**Exercise objective**
Leave the pictures out and quote every line from the start of the listing to the line with "import plotly.graph_objects as go", inclusive.
╭──
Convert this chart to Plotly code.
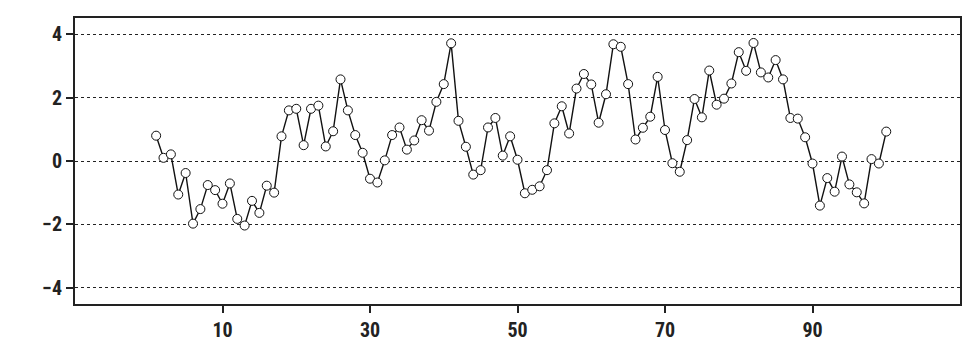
import plotly.graph_objects as go

x_index = list(range(1, 101))
values = [
    0.80, 0.10, 0.21, -1.06, -0.38, -1.98, -1.52, -0.76, -0.92, -1.35,
    -0.71, -1.83, -2.04, -1.26, -1.64, -0.78, -1.00, 0.78, 1.60, 1.65,
    0.50, 1.65, 1.75, 0.46, 0.94, 2.58, 1.60, 0.82, 0.26, -0.56,
    -0.68, 0.02, 0.82, 1.06, 0.36, 0.65, 1.29, 0.96, 1.87, 2.43,
    3.72, 1.27, 0.45, -0.43, -0.29, 1.06, 1.36, 0.17, 0.78, 0.04,
    -1.02, -0.91, -0.80, -0.29, 1.19, 1.73, 0.87, 2.29, 2.75, 2.42,
    1.21, 2.11, 3.69, 3.61, 2.43, 0.68, 1.05, 1.40, 2.66, 0.98,
    -0.07, -0.34, 0.66, 1.96, 1.38, 2.86, 1.78, 1.97, 2.45, 3.44,
    2.85, 3.73, 2.80, 2.64, 3.19, 2.58, 1.36, 1.34, 0.75, -0.08,
    -1.41, -0.54, -0.97, 0.14, -0.74, -0.99, -1.34, 0.06, -0.08, 0.93,
]
x_ticks = [10, 30, 50, 70, 90]
y_ticks = [-4, -2, 0, 2, 4]

fig = go.Figure()
fig.add_trace(go.Scatter(
    x=x_index, y=values, mode="lines+markers",
    line=dict(color="#111111", width=1.4),
    marker=dict(size=9, color="white", line=dict(color="#111111", width=1)),
    showlegend=False, hoverinfo="skip",
))

tick_font = dict(family="Roboto Condensed, DejaVu Sans Condensed, Roboto, sans-serif",
                 size=20, color="#222222", weight="bold")

fig.update_layout(
    width=973, height=355,
    margin=dict(l=75, r=11, t=18, b=51),
    paper_bgcolor="white", plot_bgcolor="white",
    xaxis=dict(
        range=[-10, 110], tickvals=x_ticks, ticks="outside", ticklen=7,
        tickwidth=1.5, tickcolor="#222222", showgrid=False, zeroline=False,
        showline=True, mirror=True, linecolor="#222222", linewidth=2,
        tickfont=tick_font,
    ),
    yaxis=dict(
        range=[-4.52, 4.52], tickvals=y_ticks, ticktext=["\u22124", "\u22122", "0", "2", "4"],
        ticks="outside", ticklen=7, tickwidth=1.5, tickcolor="#222222",
        showgrid=True, gridcolor="#222222", gridwidth=1, griddash="3px,3px",
        zeroline=False, showline=True, mirror=True, linecolor="#222222", linewidth=2,
        tickfont=tick_font,
    ),
)

fig.write_html("out.html")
╰──
**Response for this exercise**
Convert this chart to Plotly code.
import plotly.graph_objects as go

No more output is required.